*RECORDED DATA*:
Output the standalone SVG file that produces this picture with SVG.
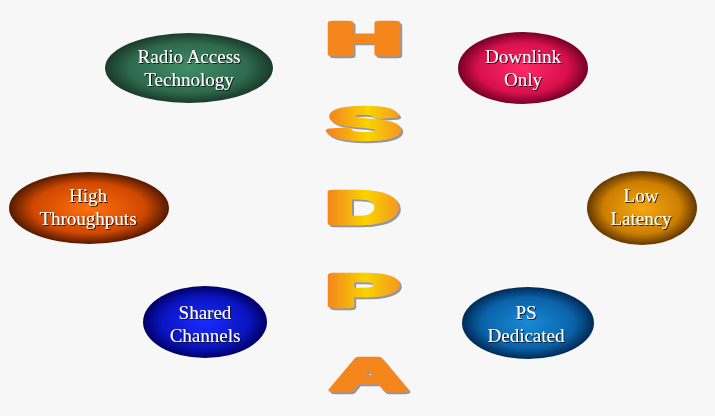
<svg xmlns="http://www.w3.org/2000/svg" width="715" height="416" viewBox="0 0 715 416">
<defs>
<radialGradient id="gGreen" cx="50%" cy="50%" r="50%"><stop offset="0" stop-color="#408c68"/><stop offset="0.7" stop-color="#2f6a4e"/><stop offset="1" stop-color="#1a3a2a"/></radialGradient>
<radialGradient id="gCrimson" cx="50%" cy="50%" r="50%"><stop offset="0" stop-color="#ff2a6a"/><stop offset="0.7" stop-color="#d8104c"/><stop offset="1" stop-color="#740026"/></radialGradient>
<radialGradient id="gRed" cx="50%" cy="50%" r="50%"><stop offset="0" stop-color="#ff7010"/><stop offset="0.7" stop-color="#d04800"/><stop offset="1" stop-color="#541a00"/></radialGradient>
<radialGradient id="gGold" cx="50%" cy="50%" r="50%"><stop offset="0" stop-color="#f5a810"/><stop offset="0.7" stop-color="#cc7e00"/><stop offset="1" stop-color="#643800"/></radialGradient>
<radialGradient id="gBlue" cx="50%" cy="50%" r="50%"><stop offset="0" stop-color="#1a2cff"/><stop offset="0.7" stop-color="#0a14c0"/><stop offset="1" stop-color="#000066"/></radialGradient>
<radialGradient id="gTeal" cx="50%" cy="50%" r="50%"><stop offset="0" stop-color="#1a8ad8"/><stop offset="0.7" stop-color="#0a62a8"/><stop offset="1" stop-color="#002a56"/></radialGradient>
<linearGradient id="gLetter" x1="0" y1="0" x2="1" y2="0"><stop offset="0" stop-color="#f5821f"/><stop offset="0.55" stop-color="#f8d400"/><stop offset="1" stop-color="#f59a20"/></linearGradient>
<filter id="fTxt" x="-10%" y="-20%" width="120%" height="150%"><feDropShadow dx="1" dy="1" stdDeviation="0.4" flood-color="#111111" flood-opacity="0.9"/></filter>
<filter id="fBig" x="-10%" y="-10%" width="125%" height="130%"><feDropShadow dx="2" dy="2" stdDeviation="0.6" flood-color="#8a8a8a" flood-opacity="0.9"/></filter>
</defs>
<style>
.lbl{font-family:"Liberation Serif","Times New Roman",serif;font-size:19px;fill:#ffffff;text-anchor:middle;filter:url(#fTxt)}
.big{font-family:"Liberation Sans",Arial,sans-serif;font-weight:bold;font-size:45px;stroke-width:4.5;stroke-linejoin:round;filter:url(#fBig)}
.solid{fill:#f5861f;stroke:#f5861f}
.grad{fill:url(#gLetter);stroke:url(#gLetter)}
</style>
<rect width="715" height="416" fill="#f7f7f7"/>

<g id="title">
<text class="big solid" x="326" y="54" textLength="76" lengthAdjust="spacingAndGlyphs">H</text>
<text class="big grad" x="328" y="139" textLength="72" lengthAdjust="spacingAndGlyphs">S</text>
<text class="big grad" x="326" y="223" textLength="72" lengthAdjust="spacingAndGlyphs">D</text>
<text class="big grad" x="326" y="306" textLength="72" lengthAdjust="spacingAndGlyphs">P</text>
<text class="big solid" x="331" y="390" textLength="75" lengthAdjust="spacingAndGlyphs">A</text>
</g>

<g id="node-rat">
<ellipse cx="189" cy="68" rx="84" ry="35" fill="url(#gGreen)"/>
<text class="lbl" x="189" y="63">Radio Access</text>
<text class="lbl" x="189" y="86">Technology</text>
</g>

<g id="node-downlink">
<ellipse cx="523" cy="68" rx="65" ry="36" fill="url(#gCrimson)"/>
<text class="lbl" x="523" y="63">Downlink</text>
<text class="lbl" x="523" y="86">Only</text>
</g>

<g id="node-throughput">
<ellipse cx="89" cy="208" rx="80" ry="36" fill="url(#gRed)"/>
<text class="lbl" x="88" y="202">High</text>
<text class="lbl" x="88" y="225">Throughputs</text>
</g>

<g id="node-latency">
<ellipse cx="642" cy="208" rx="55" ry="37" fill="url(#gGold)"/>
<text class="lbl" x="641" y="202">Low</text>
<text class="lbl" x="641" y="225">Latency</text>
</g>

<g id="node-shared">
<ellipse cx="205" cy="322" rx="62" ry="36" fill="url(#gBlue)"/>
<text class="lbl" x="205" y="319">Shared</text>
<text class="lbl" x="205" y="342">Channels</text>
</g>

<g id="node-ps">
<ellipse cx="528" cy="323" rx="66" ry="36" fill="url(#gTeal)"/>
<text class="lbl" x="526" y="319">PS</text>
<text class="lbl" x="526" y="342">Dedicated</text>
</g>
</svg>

*TASK*:
Copy out all of the material exactly as written, without its pictures.

*SOLUTION FOR THIS PROBLEM*:
Output the standalone SVG file that produces this picture with SVG.
<svg xmlns="http://www.w3.org/2000/svg" width="715" height="416" viewBox="0 0 715 416">
<defs>
<radialGradient id="gGreen" cx="50%" cy="50%" r="50%"><stop offset="0" stop-color="#408c68"/><stop offset="0.7" stop-color="#2f6a4e"/><stop offset="1" stop-color="#1a3a2a"/></radialGradient>
<radialGradient id="gCrimson" cx="50%" cy="50%" r="50%"><stop offset="0" stop-color="#ff2a6a"/><stop offset="0.7" stop-color="#d8104c"/><stop offset="1" stop-color="#740026"/></radialGradient>
<radialGradient id="gRed" cx="50%" cy="50%" r="50%"><stop offset="0" stop-color="#ff7010"/><stop offset="0.7" stop-color="#d04800"/><stop offset="1" stop-color="#541a00"/></radialGradient>
<radialGradient id="gGold" cx="50%" cy="50%" r="50%"><stop offset="0" stop-color="#f5a810"/><stop offset="0.7" stop-color="#cc7e00"/><stop offset="1" stop-color="#643800"/></radialGradient>
<radialGradient id="gBlue" cx="50%" cy="50%" r="50%"><stop offset="0" stop-color="#1a2cff"/><stop offset="0.7" stop-color="#0a14c0"/><stop offset="1" stop-color="#000066"/></radialGradient>
<radialGradient id="gTeal" cx="50%" cy="50%" r="50%"><stop offset="0" stop-color="#1a8ad8"/><stop offset="0.7" stop-color="#0a62a8"/><stop offset="1" stop-color="#002a56"/></radialGradient>
<linearGradient id="gLetter" x1="0" y1="0" x2="1" y2="0"><stop offset="0" stop-color="#f5821f"/><stop offset="0.55" stop-color="#f8d400"/><stop offset="1" stop-color="#f59a20"/></linearGradient>
<filter id="fTxt" x="-10%" y="-20%" width="120%" height="150%"><feDropShadow dx="1" dy="1" stdDeviation="0.4" flood-color="#111111" flood-opacity="0.9"/></filter>
<filter id="fBig" x="-10%" y="-10%" width="125%" height="130%"><feDropShadow dx="2" dy="2" stdDeviation="0.6" flood-color="#8a8a8a" flood-opacity="0.9"/></filter>
</defs>
<style>
.lbl{font-family:"Liberation Serif","Times New Roman",serif;font-size:19px;fill:#ffffff;text-anchor:middle;filter:url(#fTxt)}
.big{font-family:"Liberation Sans",Arial,sans-serif;font-weight:bold;font-size:45px;stroke-width:4.5;stroke-linejoin:round;filter:url(#fBig)}
.solid{fill:#f5861f;stroke:#f5861f}
.grad{fill:url(#gLetter);stroke:url(#gLetter)}
</style>
<rect width="715" height="416" fill="#f7f7f7"/>

<g id="title">
<text class="big solid" x="326" y="54" textLength="76" lengthAdjust="spacingAndGlyphs">H</text>
<text class="big grad" x="328" y="139" textLength="72" lengthAdjust="spacingAndGlyphs">S</text>
<text class="big grad" x="326" y="223" textLength="72" lengthAdjust="spacingAndGlyphs">D</text>
<text class="big grad" x="326" y="306" textLength="72" lengthAdjust="spacingAndGlyphs">P</text>
<text class="big solid" x="331" y="390" textLength="75" lengthAdjust="spacingAndGlyphs">A</text>
</g>

<g id="node-rat">
<ellipse cx="189" cy="68" rx="84" ry="35" fill="url(#gGreen)"/>
<text class="lbl" x="189" y="63">Radio Access</text>
<text class="lbl" x="189" y="86">Technology</text>
</g>

<g id="node-downlink">
<ellipse cx="523" cy="68" rx="65" ry="36" fill="url(#gCrimson)"/>
<text class="lbl" x="523" y="63">Downlink</text>
<text class="lbl" x="523" y="86">Only</text>
</g>

<g id="node-throughput">
<ellipse cx="89" cy="208" rx="80" ry="36" fill="url(#gRed)"/>
<text class="lbl" x="88" y="202">High</text>
<text class="lbl" x="88" y="225">Throughputs</text>
</g>

<g id="node-latency">
<ellipse cx="642" cy="208" rx="55" ry="37" fill="url(#gGold)"/>
<text class="lbl" x="641" y="202">Low</text>
<text class="lbl" x="641" y="225">Latency</text>
</g>

<g id="node-shared">
<ellipse cx="205" cy="322" rx="62" ry="36" fill="url(#gBlue)"/>
<text class="lbl" x="205" y="319">Shared</text>
<text class="lbl" x="205" y="342">Channels</text>
</g>

<g id="node-ps">
<ellipse cx="528" cy="323" rx="66" ry="36" fill="url(#gTeal)"/>
<text class="lbl" x="526" y="319">PS</text>
<text class="lbl" x="526" y="342">Dedicated</text>
</g>
</svg>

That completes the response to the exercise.